Each Party shall treat as strictly confidential all information received or accessed from the other Party, whether oral, visual or in writing, which is marked confidential or reasonably should be understood as being confidential (“Confidential Information”). Neither Party shall disclose Confidential Information to any third party without the prior written consent of the other Party, except as required by law or to employees/contractors and advisors bound by similar obligations of confidentiality and only as necessary for the purpose of fulfilling the agreement. This obligation shall survive termination of these GTCs and the Purchase Agreement for a period of three (3) years.

10. Severability

If any provision of these GTCs or the Purchase Agreement is held to be invalid, illegal, or unenforceable by any competent court or authority, such provision shall be deemed severed from these GTCs, and the remaining provisions shall remain in full force and effect. The Parties shall in good faith replace any invalid or unenforceable provision with a valid and enforceable provision that most closely reflects the Parties’ original intent.

11. Entire Agreement

These GTCs, together with the Purchase Agreement, constitute the entire agreement between the Parties and supersede all prior understandings, agreements, or representations. Any amendments or additions hereto must be made in writing and signed by both Parties.

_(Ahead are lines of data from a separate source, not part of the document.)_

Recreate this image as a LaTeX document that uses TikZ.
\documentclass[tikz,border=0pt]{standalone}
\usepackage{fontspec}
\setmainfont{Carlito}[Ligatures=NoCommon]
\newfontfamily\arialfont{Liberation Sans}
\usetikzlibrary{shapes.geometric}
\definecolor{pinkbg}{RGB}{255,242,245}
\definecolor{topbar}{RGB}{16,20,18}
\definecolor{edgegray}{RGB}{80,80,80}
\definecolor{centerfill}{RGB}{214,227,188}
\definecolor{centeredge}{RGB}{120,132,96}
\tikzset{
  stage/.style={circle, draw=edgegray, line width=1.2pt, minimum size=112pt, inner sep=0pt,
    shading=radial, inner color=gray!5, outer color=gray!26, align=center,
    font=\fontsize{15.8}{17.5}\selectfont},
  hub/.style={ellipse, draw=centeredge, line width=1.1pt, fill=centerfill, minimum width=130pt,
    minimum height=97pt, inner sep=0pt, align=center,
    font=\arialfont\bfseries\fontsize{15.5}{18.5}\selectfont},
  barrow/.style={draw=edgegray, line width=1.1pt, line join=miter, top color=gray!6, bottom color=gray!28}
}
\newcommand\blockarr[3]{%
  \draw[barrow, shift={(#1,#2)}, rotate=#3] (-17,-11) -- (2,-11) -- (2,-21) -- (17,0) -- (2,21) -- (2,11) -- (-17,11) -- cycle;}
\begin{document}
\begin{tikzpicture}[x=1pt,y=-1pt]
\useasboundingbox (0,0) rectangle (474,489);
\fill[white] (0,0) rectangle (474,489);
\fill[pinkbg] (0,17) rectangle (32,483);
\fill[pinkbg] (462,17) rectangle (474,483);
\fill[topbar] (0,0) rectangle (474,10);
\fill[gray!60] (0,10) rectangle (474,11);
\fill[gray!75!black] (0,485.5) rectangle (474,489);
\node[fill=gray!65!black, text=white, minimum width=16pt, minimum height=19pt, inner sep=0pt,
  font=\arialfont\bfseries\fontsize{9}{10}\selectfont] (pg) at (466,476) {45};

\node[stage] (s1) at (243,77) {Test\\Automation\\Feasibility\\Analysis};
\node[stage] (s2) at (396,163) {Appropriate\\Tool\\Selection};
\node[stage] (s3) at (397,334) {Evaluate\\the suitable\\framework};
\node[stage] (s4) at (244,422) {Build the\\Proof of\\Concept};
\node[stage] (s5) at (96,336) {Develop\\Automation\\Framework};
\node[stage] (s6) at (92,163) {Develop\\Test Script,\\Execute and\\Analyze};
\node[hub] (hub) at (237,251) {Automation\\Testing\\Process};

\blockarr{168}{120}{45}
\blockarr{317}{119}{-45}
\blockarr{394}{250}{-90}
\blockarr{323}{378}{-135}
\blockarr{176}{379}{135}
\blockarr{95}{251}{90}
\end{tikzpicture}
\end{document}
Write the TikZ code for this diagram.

12. Governing Law and Jurisdiction

These GTCs shall be governed by and construed in accordance with the substantive laws of Switzerland, excluding the United Nations Convention on Contracts for the International Sale of Goods dated 11 April 1980 (CISG), as amended from time to time. 

All disputes arising out of or in connection with the present Terms and Conditions, including disputes on its conclusion, binding effect, amendment and termination, shall be resolved by the ordinary courts in Zurich (Zurich 1), Switzerland.